The bill introduces the ability for a court to attach a finalisation order to an interim order, having the effect of the interim order becoming a final order if the respondent does not challenge the order within 28 days of being personally served. A finalisation order will be made where the court, police and the affected family agree it is appropriate. It is therefore not intended to apply to offenders for whom court oversight should be maintained — for example, where there is a history of dangerous behaviour. Such orders cannot be made in cases where the respondent is a child, where the respondent has a cognitive impairment or where the order would be inconsistent with a family law order.
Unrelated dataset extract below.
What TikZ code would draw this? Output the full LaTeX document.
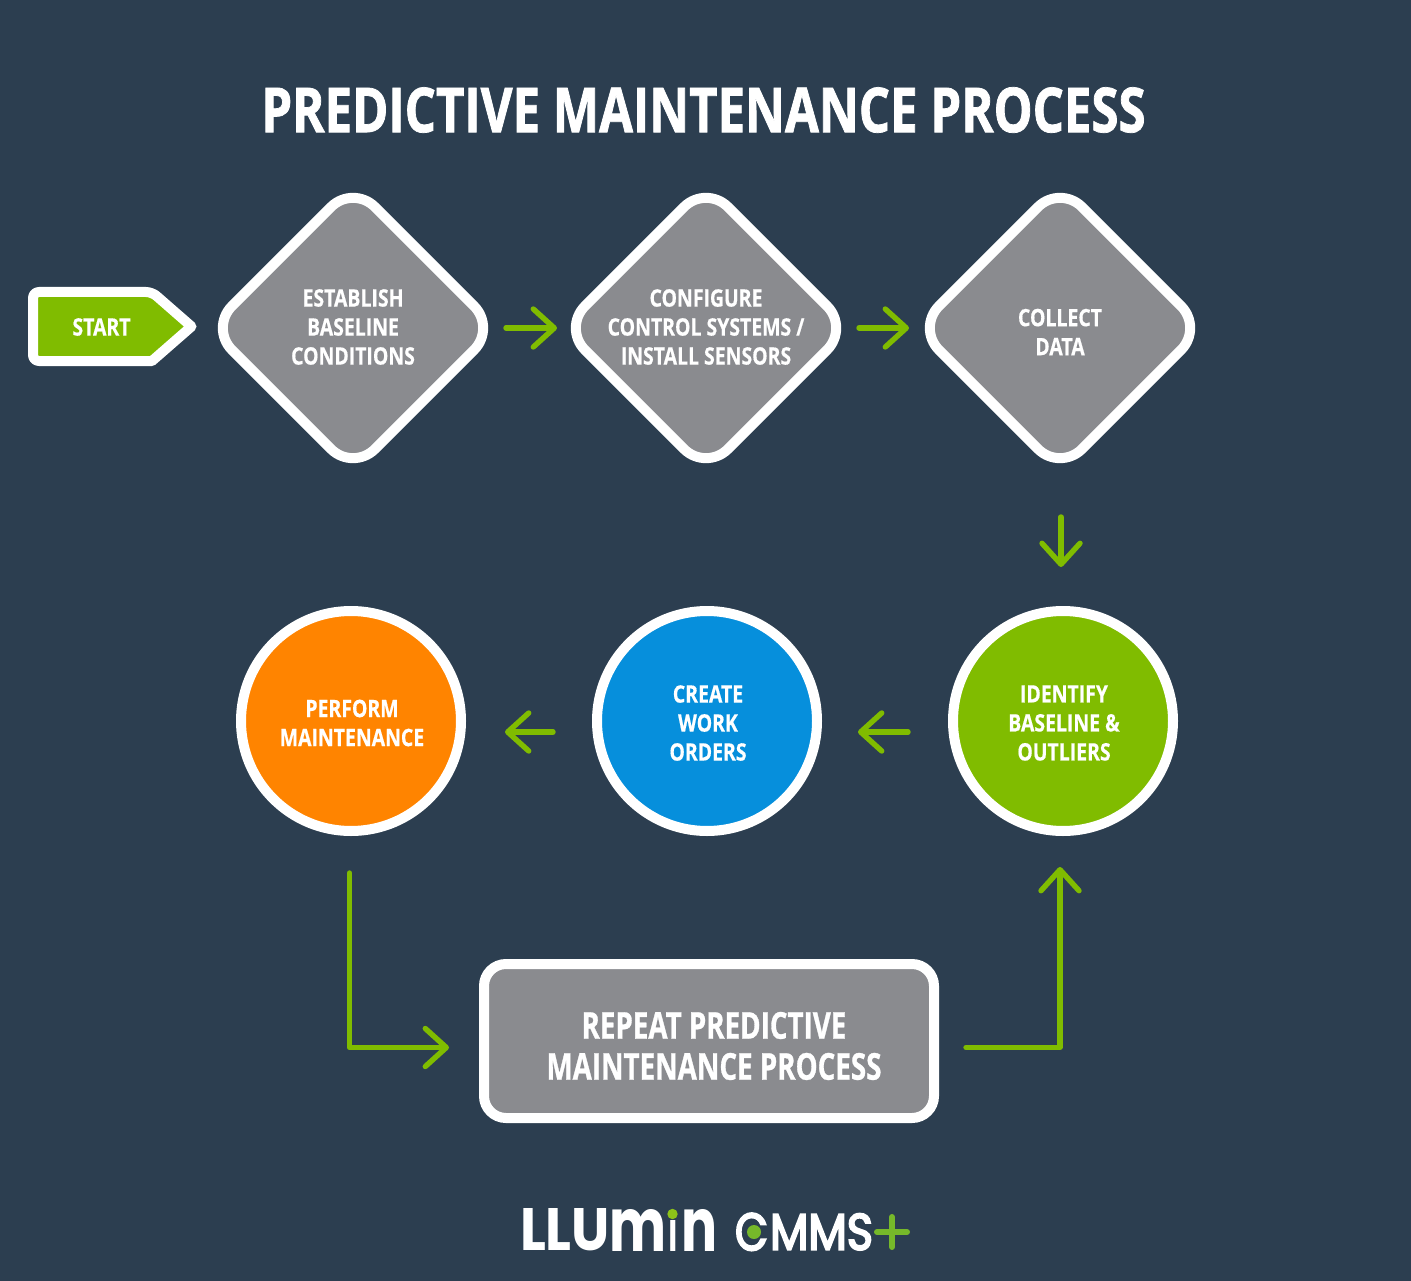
\documentclass[tikz,border=0pt]{standalone}
\usepackage{fontspec}
\usepackage{graphicx}
\setmainfont[FakeStretch=.81,FakeBold=.5]{Open Sans}
\newfontfamily\titlefont[FakeStretch=.792,FakeBold=1.2]{Open Sans}
\newfontfamily\repfont[FakeStretch=.75,FakeBold=.8]{Open Sans}
\newfontfamily\logofont{Poppins}
\newfontfamily\logomid[FakeBold=4]{Poppins}
\usetikzlibrary{shapes.geometric,arrows.meta}
\definecolor{bgc}{HTML}{2C3E50}
\definecolor{greyc}{HTML}{8A8B8F}
\definecolor{greenc}{HTML}{80BC00}
\definecolor{bluec}{HTML}{068FDC}
\definecolor{orangec}{HTML}{FF8400}
\definecolor{logog}{HTML}{76B82A}
\tikzset{
  x=1pt,y=-1pt,
  lab/.style={text=white,font=\bfseries\fontsize{24}{29}\selectfont,align=center,inner sep=0pt},
  dia/.style={diamond,aspect=1,draw=white,fill=greyc,line width=10pt,minimum width=286pt,minimum height=286pt,rounded corners=31pt,inner sep=0pt,outer sep=0pt},
  circ/.style={circle,draw=white,line width=10pt,minimum size=220pt,inner sep=0pt},
  flow/.style={draw=greenc,line width=5.4pt,line cap=round,line join=round,-{Straight Barb[length=21pt,width=38pt,round]}},
  logot/.style={inner sep=0pt,outer sep=0pt,text=white,anchor=south west,font=\logofont\bfseries},
  logom/.style={inner sep=0pt,outer sep=0pt,text=white,font=\logomid},
}
\begin{document}
\begin{tikzpicture}
\fill[bgc] (0,0) rectangle (1411,1281);
\useasboundingbox (0,0) rectangle (1411,1281);
\node[inner sep=0pt,text=white,font=\titlefont\bfseries\fontsize{62}{70}\selectfont] (title) at (703.5,110) {PREDICTIVE MAINTENANCE PROCESS};
% start
\draw[white,fill=greenc,line width=10pt,line join=round] (152,292) [sharp corners] -- (191.5,326.5) -- (152,361) [rounded corners=6pt] -- (33,361) -- (33,292) -- cycle;
\node[lab] (start) at (101.5,327) {START};
% diamonds
\node[dia] (d1) at (353,328) {};
\node[dia] (d2) at (706,328) {};
\node[dia] (d3) at (1060,328) {};
\node[lab] (t1) at (353,327) {ESTABLISH\\BASELINE\\CONDITIONS};
\node[lab] (t2) at (706,327) {CONFIGURE\\CONTROL SYSTEMS /\\INSTALL SENSORS};
\node[lab] (t3) at (1060,332) {COLLECT\\DATA};
% circles
\node[circ,fill=greenc] (c3) at (1063,721) {};
\node[circ,fill=bluec] (c2) at (707,721) {};
\node[circ,fill=orangec] (c1) at (351,721) {};
\node[lab] (t6) at (1064,723) {IDENTIFY\\BASELINE \&\\OUTLIERS};
\node[lab] (t5) at (708,723) {CREATE\\WORK\\ORDERS};
\node[lab] (t4) at (352,723) {PERFORM\\MAINTENANCE};
% repeat
\node[draw=white,fill=greyc,line width=10pt,rounded corners=22pt,minimum width=450pt,minimum height=154pt,inner sep=0pt] (r) at (709,1041) {};
\node[lab,font=\repfont\bfseries\fontsize{37}{41}\selectfont] (rt) at (714,1046) {REPEAT PREDICTIVE\\MAINTENANCE PROCESS};
% connectors
\draw[flow,shorten <=10pt,shorten >=6pt] (d1.east) -- (d2.west);
\draw[flow,shorten <=10pt,shorten >=8pt] (d2.east) -- (d3.west);
\draw[flow,shorten <=46pt,shorten >=39pt] ([xshift=1pt]d3.south) -- ([xshift=1pt]d3.south |- c3.north);
\draw[flow,shorten <=40pt,shorten >=36pt] ([yshift=-11pt]c3.west) -- ([yshift=-11pt]c2.east);
\draw[flow,shorten <=39pt,shorten >=39pt] ([yshift=-11pt]c2.west) -- ([yshift=-11pt]c1.east);
\coordinate (k1) at (349.5,1047.5);
\coordinate (k2) at (1060,1047.5);
\draw[flow,shorten <=37pt,shorten >=30pt] (c1.south -| k1) -- (k1) -- (r.west |- k1);
\draw[flow,shorten <=27pt,shorten >=31pt] (r.east |- k2) -- (k2) -- (k2 |- c3.south);
% logo
\node[logot] (lg1) at (520,1251) {\resizebox{90pt}{42pt}{LLU}};
\node[logot] (lg2) at (609,1251) {\resizebox{57pt}{42pt}{m}};
\node[logot] (lg3) at (668,1251) {\resizebox{9.5pt}{31pt}{\char"0131}};
\node[logot] (lg4) at (681,1251) {\resizebox{36pt}{42pt}{n}};
\fill[greenc!90!white] (672.5,1214) circle (5.2);
\node[logom,anchor=south west] (lg5) at (735,1250.5) {\resizebox{33pt}{37pt}{C}};
\fill[logog] (754,1232) circle (7);
\node[logom,anchor=south east] (lg6) at (873,1250) {\resizebox{103pt}{36pt}{MMS}};
\draw[logog,line width=6pt,line cap=round] (877,1232) -- (907,1232) (892,1217) -- (892,1247);
\end{tikzpicture}
\end{document}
The opposition is of the view that this is a shortcut; it is more about demand management and less about enhancing the threefold purpose of the Family Violence Protection Act 2008 to maximise safety for women and children, to prevent and reduce family violence and to promote the accountability of perpetrators.

 It is apparent that the government has attempted to address some of the concerns that were identified in the drafting of the bill. However, significant concerns remain, particularly where there will be missed opportunities for risk assessment of women and children, all too often including the stories we hear day to day of real harm affecting real families in our community. Often intervention by the justice system can be motivation for a perpetrator to get help and deal with their offending behaviour. After the bill was released the problems were pointed out, and we see that the government is now frantically backpedalling, but it is nonetheless making changes to improve the content of the bill.